L’Unione europea non si ferma. E’ decisa a giocare la partita della sostenibilità, accettando la sfida geopolitica lanciata da una Cina entrata prepotentemente nella corsa per la definizione di un nuovo modello economico-produttiva. Di fronte allo stop cinese all’export di germanio e gallio, materie prime utili alle transizioni verde e digitale, “la Commissione è in contatto con raffinatori e riciclatori internazionali e con sede nell’Ue per vedere se, se necessario, potrebbero aumentare o riprendere la produzione”. Lo assicura il commissario per il Mercato interno e l’industria, Thierry Breton, che mostra come l’Ue non sia ferma a guardare. “Ne vale la pena, poiché il gallio e il germanio sono sottoprodotti di metalli più comuni”, aggiunge. Avanti dunque con un’alleanza commerciale e industriale in salsa anti-cinese.
Forte di un territorio ricco di materie prime indispensabili e di un controllo di ciò che non è presente nel proprio sottosuolo, la Repubblica popolare chiude i rubinetti a dei flussi commerciali non casuali. Germania e gallio sono elementi utilizzati nei chip dei computer, nel settore delle telecomunicazioni, per la produzione di pannelli solari e veicoli elettrici. La Repubblica popolare cinese ha annunciato restrizioni nella vendita all’estero di queste materie prime, ma il commissario per l’Industria, Thierry Breton, ostenta ottimismo: “I materiali sono sottoprodotti e quindi il potenziale per raffinarli nell’Ue è elevato, anche a breve termine”. Come spiega, “il gallio, ad esempio, è stato prodotto nell’Ue fino al 2016, e il recupero del germanio dalle scorie è ancora in corso nell’Ue, e i progetti strategici orientati alla sua produzione potrebbero essere sostenuti dall’Ue”.
Condizionali d’ordinanza, perché a Bruxelles si è consapevoli della posta in gioco. Gallio e germanio sono stati inseriti nella lista Ue delle materie prime strategiche, versione 2023, quella dunque aggiornata. Per queste due materie prime l’esecutivo comunitario riconosce “rischi sistemici”. In particolare per il Gallio, “a causa della maggiore concentrazione della produzione globale in Cina e dell’interruzione di un’importante produzione interna”. Pechino ha iniziato a produrre solo per sé stessa, per tagliare fuori concorrenti nel nuovo business mondiale, voluto dagli europei.
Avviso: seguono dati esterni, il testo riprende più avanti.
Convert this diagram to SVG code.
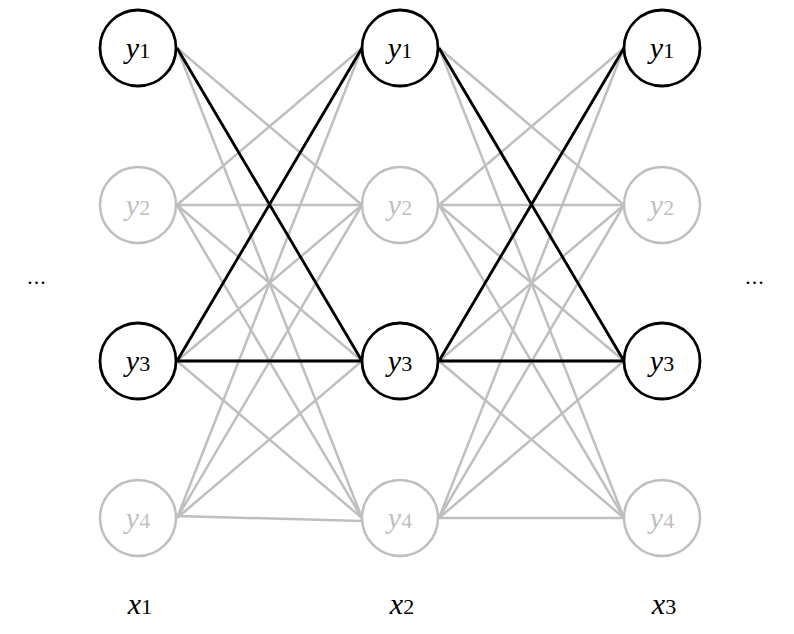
<svg xmlns="http://www.w3.org/2000/svg" width="794" height="634" viewBox="0 0 794 634">
<style>
.g{stroke:#bfbfbf;stroke-width:2.5;fill:none}
.k{stroke:#000;stroke-width:2.8;fill:none}
.nk{fill:#fff;stroke:#000;stroke-width:2.8}
.ng{fill:#fff;stroke:#bfbfbf;stroke-width:2.5}
text{font-family:"Liberation Serif","DejaVu Serif",serif;font-size:30px;text-anchor:middle}
.i{font-style:italic}
.s{font-size:22px;font-style:normal}
</style>
<rect width="794" height="634" fill="#fff"/>
<g id="connectors">
<g class="g">
<path d="M177 48L362 205M177 48L362 361M177 48L362 518"/>
<path d="M177 205L362 48M177 205L362 205M177 205L362 361M177 205L362 518"/>
<path d="M177 361L362 48M177 361L362 205M177 361L362 361M177 361L362 518"/>
<path d="M177 518L362 48M177 518L362 205M177 518L362 361M177 516L362 521"/>
<path d="M439 48L624 205M439 48L624 361M439 48L624 518"/>
<path d="M439 205L624 48M439 205L624 205M439 205L624 361M439 205L624 518"/>
<path d="M439 361L624 48M439 361L624 205M439 361L624 361M439 361L624 518"/>
<path d="M439 518L624 48M439 518L624 205M439 518L624 361M439 518L624 518"/>
</g>
<g class="k">
<path d="M177 48L362 361M177 361L362 48M177 361L362 361"/>
<path d="M439 48L624 361M439 361L624 48M439 361L624 361"/>
</g>
</g>
<g id="c1">
<g id="n11"><circle class="nk" cx="138" cy="48" r="38"/><text x="138" y="58"><tspan class="i">y</tspan><tspan class="s">1</tspan></text></g>
<g id="n12"><circle class="ng" cx="138" cy="205" r="38"/><text x="138" y="215" fill="#bfbfbf"><tspan class="i">y</tspan><tspan class="s">2</tspan></text></g>
<g id="n13"><circle class="nk" cx="138" cy="361" r="38"/><text x="138" y="371"><tspan class="i">y</tspan><tspan class="s">3</tspan></text></g>
<g id="n14"><circle class="ng" cx="138" cy="518" r="38"/><text x="138" y="528" fill="#bfbfbf"><tspan class="i">y</tspan><tspan class="s">4</tspan></text></g>
</g>
<g id="c2">
<g id="n21"><circle class="nk" cx="400" cy="48" r="38"/><text x="400" y="58"><tspan class="i">y</tspan><tspan class="s">1</tspan></text></g>
<g id="n22"><circle class="ng" cx="400" cy="205" r="38"/><text x="400" y="215" fill="#bfbfbf"><tspan class="i">y</tspan><tspan class="s">2</tspan></text></g>
<g id="n23"><circle class="nk" cx="400" cy="361" r="38"/><text x="400" y="371"><tspan class="i">y</tspan><tspan class="s">3</tspan></text></g>
<g id="n24"><circle class="ng" cx="400" cy="518" r="38"/><text x="400" y="528" fill="#bfbfbf"><tspan class="i">y</tspan><tspan class="s">4</tspan></text></g>
</g>
<g id="c3">
<g id="n31"><circle class="nk" cx="662" cy="48" r="38"/><text x="662" y="58"><tspan class="i">y</tspan><tspan class="s">1</tspan></text></g>
<g id="n32"><circle class="ng" cx="662" cy="205" r="38"/><text x="662" y="215" fill="#bfbfbf"><tspan class="i">y</tspan><tspan class="s">2</tspan></text></g>
<g id="n33"><circle class="nk" cx="662" cy="361" r="38"/><text x="662" y="371"><tspan class="i">y</tspan><tspan class="s">3</tspan></text></g>
<g id="n34"><circle class="ng" cx="662" cy="518" r="38"/><text x="662" y="528" fill="#bfbfbf"><tspan class="i">y</tspan><tspan class="s">4</tspan></text></g>
</g>
<text x="140" y="614"><tspan class="i">x</tspan><tspan class="s">1</tspan></text>
<text x="402" y="614"><tspan class="i">x</tspan><tspan class="s">2</tspan></text>
<text x="664" y="614"><tspan class="i">x</tspan><tspan class="s">3</tspan></text>
<text x="37" y="284" style="font-size:22px;letter-spacing:1px">...</text>
<text x="755" y="284" style="font-size:22px;letter-spacing:1px">...</text>
</svg>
Numeri alla mano, il compito che si è dato il team von der Leyen risulta tanto necessario quanto arduo. L’Ue ha un tasso di dipendenza dall’estero del 98% per quanto riguarda il gallio. Il ‘made in China’ da solo vale il 71% di questa domanda. Gli altri partner principali sono Stati Uniti (10%) e Regno Unito (9%). Diverso il mercato del germanio. Belgio e Germania riescono sia a produrre sia a lavorare, seppur in volumi insufficienti. Bisogna dunque affidarsi a Stati Uniti, Giappone e magari alle loro imprese. Perché alla fine la green economy l’Ue non potrà non farla senza un qualche contributo esterno. “Partnership strategiche potrebbero aiutare, nel medio termine, a diversificare l’offerta di gallio e germanio”, riconosce Breton. La Commissione è al lavoro. Perché non ha alternative.